Lew Thomas played a vital role through keen and avid support for other artists. He curated the monumental Photography and Language exhibition at San Francisco's La Mamelle in 1976 and the retrospective Photographs and Words at San Francisco Museum of Modern Art in 1981. Photographs and Words included several artists associated with NFS, such as Lutz Bacher, Peter D'Agostino, Hal Fischer, Donna-Lee Phillips, Sam Samore and Thomas himself. NFS titles co-edited by Thomas and Phillips, such as Photography and Language (1976), Eros and Photography (1977), Still Photography: The Problematic Model (1981), sought to promote an open platform to the diverse vantage points of conceptual artists and conceptual photographers alike, each of whom worked with photographs for their own reasons: Dennis Adams, John Baldessari, Ellen Brooks, Jack Butler, JoAnn Callis, Robert Cumming, John Gutmann, Robert Heinecken, Douglas Huebler, Meyer Hirsch, Steve Kahn, Barbara Kruger, Fred Lonidier, Mike Mandel and Larry Sultan, Muntadas, Al Nodal, Bart Parker, Joyce Neimanas, Allan Sekula, Cindy Sherman and many others.
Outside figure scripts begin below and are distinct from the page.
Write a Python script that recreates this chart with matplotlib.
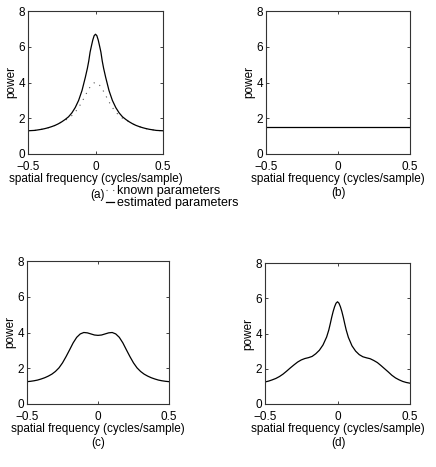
import matplotlib
matplotlib.use("Agg")
import matplotlib.pyplot as plt

plt.rcParams['font.family'] = ['Liberation Sans', 'DejaVu Sans']

# Spatial frequency grid for panel (a) (cycles/sample)
freq_a = [-0.5, -0.475, -0.45, -0.425, -0.4, -0.375, -0.35, -0.325, -0.3, -0.275,
          -0.25, -0.225, -0.2, -0.175, -0.15, -0.125, -0.1, -0.075, -0.06, -0.05,
          -0.04, -0.03, -0.02, -0.01, 0.0, 0.01, 0.02, 0.03, 0.04, 0.05, 0.06,
          0.075, 0.1, 0.125, 0.15, 0.175, 0.2, 0.225, 0.25, 0.275, 0.3, 0.325,
          0.35, 0.375, 0.4, 0.425, 0.45, 0.475, 0.5]
# (a) estimated parameters (solid)
est_a = [1.30, 1.31, 1.32, 1.35, 1.38, 1.42, 1.47, 1.53, 1.60, 1.69,
         1.80, 1.93, 2.08, 2.30, 2.60, 3.00, 3.55, 4.30, 4.80, 5.20,
         5.70, 6.05, 6.38, 6.62, 6.70, 6.62, 6.38, 6.05, 5.70, 5.20, 4.80,
         4.30, 3.55, 3.00, 2.60, 2.30, 2.08, 1.93, 1.80, 1.69, 1.60, 1.53,
         1.47, 1.42, 1.38, 1.35, 1.32, 1.31, 1.30]
# (a) known parameters (dotted)
known_a = [1.30, 1.31, 1.32, 1.35, 1.38, 1.42, 1.47, 1.53, 1.60, 1.69,
           1.80, 1.88, 2.00, 2.15, 2.35, 2.60, 2.92, 3.28, 3.50, 3.63,
           3.75, 3.85, 3.93, 3.98, 4.00, 3.98, 3.93, 3.85, 3.75, 3.63, 3.50,
           3.28, 2.92, 2.60, 2.35, 2.15, 2.00, 1.88, 1.80, 1.69, 1.60, 1.53,
           1.47, 1.42, 1.38, 1.35, 1.32, 1.31, 1.30]

# (b) flat spectrum
freq_b = [-0.5, 0.49]
power_b = [1.53, 1.53]

# (c) double-humped spectrum
freq_c = [-0.5, -0.475, -0.45, -0.425, -0.4, -0.375, -0.35, -0.325, -0.3, -0.275,
          -0.25, -0.225, -0.2, -0.175, -0.15, -0.125, -0.1, -0.075, -0.05, -0.025,
          0.0, 0.025, 0.05, 0.075, 0.1, 0.125, 0.15, 0.175, 0.2, 0.225,
          0.25, 0.275, 0.3, 0.325, 0.35, 0.375, 0.4, 0.425, 0.45, 0.475, 0.5]
power_c = [1.25, 1.27, 1.30, 1.34, 1.40, 1.47, 1.56, 1.67, 1.82, 2.02,
           2.30, 2.65, 3.03, 3.42, 3.73, 3.92, 4.00, 3.98, 3.92, 3.86,
           3.84, 3.86, 3.92, 3.98, 4.00, 3.92, 3.73, 3.42, 3.03, 2.65,
           2.30, 2.02, 1.82, 1.67, 1.56, 1.47, 1.40, 1.34, 1.30, 1.27, 1.25]

# (d) central peak with shoulders
freq_d = [-0.5, -0.475, -0.45, -0.425, -0.4, -0.375, -0.35, -0.325, -0.3, -0.275,
          -0.25, -0.225, -0.2, -0.175, -0.15, -0.125, -0.1, -0.075, -0.06, -0.05,
          -0.04, -0.03, -0.02, -0.01, 0.0, 0.01, 0.02, 0.03, 0.04, 0.05, 0.06,
          0.075, 0.1, 0.125, 0.15, 0.175, 0.2, 0.225, 0.25, 0.275, 0.3, 0.325,
          0.35, 0.375, 0.4, 0.425, 0.45, 0.475, 0.5]
power_d = [1.25, 1.30, 1.37, 1.45, 1.56, 1.70, 1.87, 2.05, 2.22, 2.38,
           2.50, 2.58, 2.63, 2.70, 2.85, 3.05, 3.35, 3.80, 4.20, 4.55,
           4.92, 5.25, 5.52, 5.72, 5.80, 5.72, 5.52, 5.25, 4.92, 4.55, 4.20,
           3.78, 3.30, 3.00, 2.80, 2.68, 2.62, 2.57, 2.47, 2.35, 2.18, 2.00,
           1.82, 1.63, 1.48, 1.37, 1.28, 1.22, 1.18]

xticks = [-0.5, 0, 0.5]
xticklabels = ['\u22120.5', '0', '0.5']
yticks = [0, 2, 4, 6, 8]

W, H = 436, 467
fig = plt.figure(figsize=(W / 100, H / 100), dpi=100)


def px_axes(left, top, right, bottom):
    return fig.add_axes([left / W, 1 - bottom / H, (right - left) / W, (bottom - top) / H])


def style(ax):
    ax.set_xlim(-0.5, 0.5)
    ax.set_ylim(0, 8)
    ax.set_xticks(xticks)
    ax.set_xticklabels(xticklabels)
    ax.set_yticks(yticks)
    ax.tick_params(direction='in', length=2.5, width=0.6, labelsize=8.5, pad=2,
                   top=True, right=True, colors='#222222', labelcolor='black')
    ax.tick_params(axis='x', pad=5)
    for s in ax.spines.values():
        s.set_linewidth(0.8)
        s.set_color('#333333')
    ax.set_xlabel('spatial frequency (cycles/sample)', fontsize=8.5, labelpad=0)
    ax.set_ylabel('power', fontsize=8.5, labelpad=1)


ax_a = px_axes(28, 11, 163, 154)
ax_b = px_axes(266, 11, 410, 154)
ax_c = px_axes(27, 261, 169, 404)
ax_d = px_axes(265, 263, 410, 404)

ka, = ax_a.plot(freq_a, known_a, linestyle=(0, (1, 5)), color='#555555', linewidth=0.8)
ea, = ax_a.plot(freq_a, est_a, '-', color='black', linewidth=0.9)
ax_b.plot(freq_b, power_b, '-', color='black', linewidth=0.9)
ax_c.plot(freq_c, power_c, '-', color='black', linewidth=0.9)
ax_d.plot(freq_d, power_d, '-', color='black', linewidth=0.9)

for ax in (ax_a, ax_b, ax_c, ax_d):
    style(ax)

# panel tags
fig.text(97 / W, 1 - 195 / H, '(a)', fontsize=8.5, ha='center', va='center')
fig.text(338 / W, 1 - 193 / H, '(b)', fontsize=8.5, ha='center', va='center')
fig.text(98 / W, 1 - 443 / H, '(c)', fontsize=8.5, ha='center', va='center')
fig.text(338 / W, 1 - 443 / H, '(d)', fontsize=8.5, ha='center', va='center')

fig.legend([ka, ea], ['known parameters', 'estimated parameters'],
           loc='upper left', bbox_to_anchor=(106 / W, 1 - 185 / H),
           frameon=False, fontsize=9, handlelength=0.6, handletextpad=0.3,
           labelspacing=0.0, borderpad=0, borderaxespad=0)

fig.savefig('out.png', dpi=100)
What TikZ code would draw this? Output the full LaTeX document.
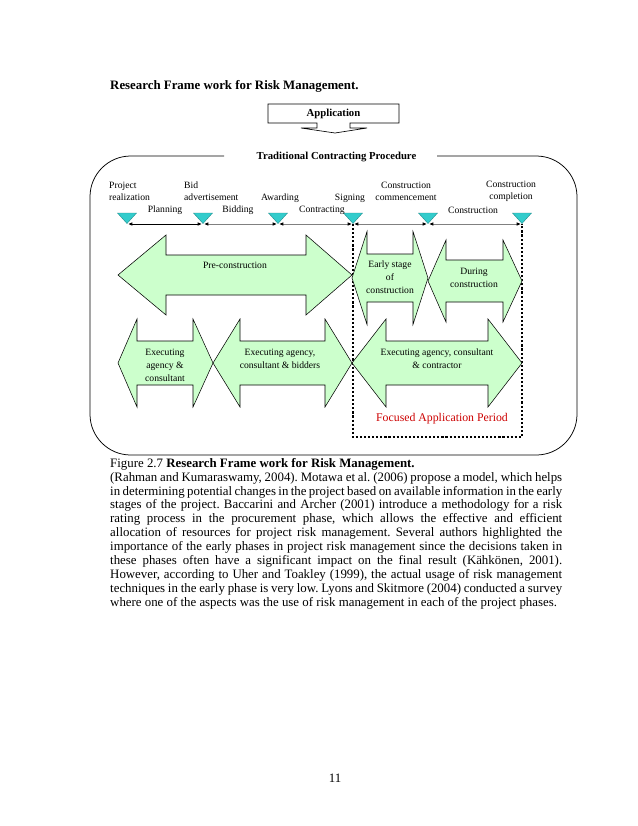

Thomas's work is included in the collections of such museums as Center for Creative Photography, University of Arizona (Tucson, AZ); Henry Art Gallery (Seattle, WA); High Museum (Atlanta, GA); Menil Collection (Houston, TX); Museum of Fine Arts (Houston, TX); Museum of Modern Art (New York, NY); New Orleans Museum of Art (New Orleans, LA); Princeton University Art Museum (Princeton, NJ); Santa Barbara Museum of Art (Santa Barbara, CA); Berkeley Art Museum and Pacific Film Archive, University of California (Berkeley, CA); and Walt Disney Development Company (Los Angeles, CA).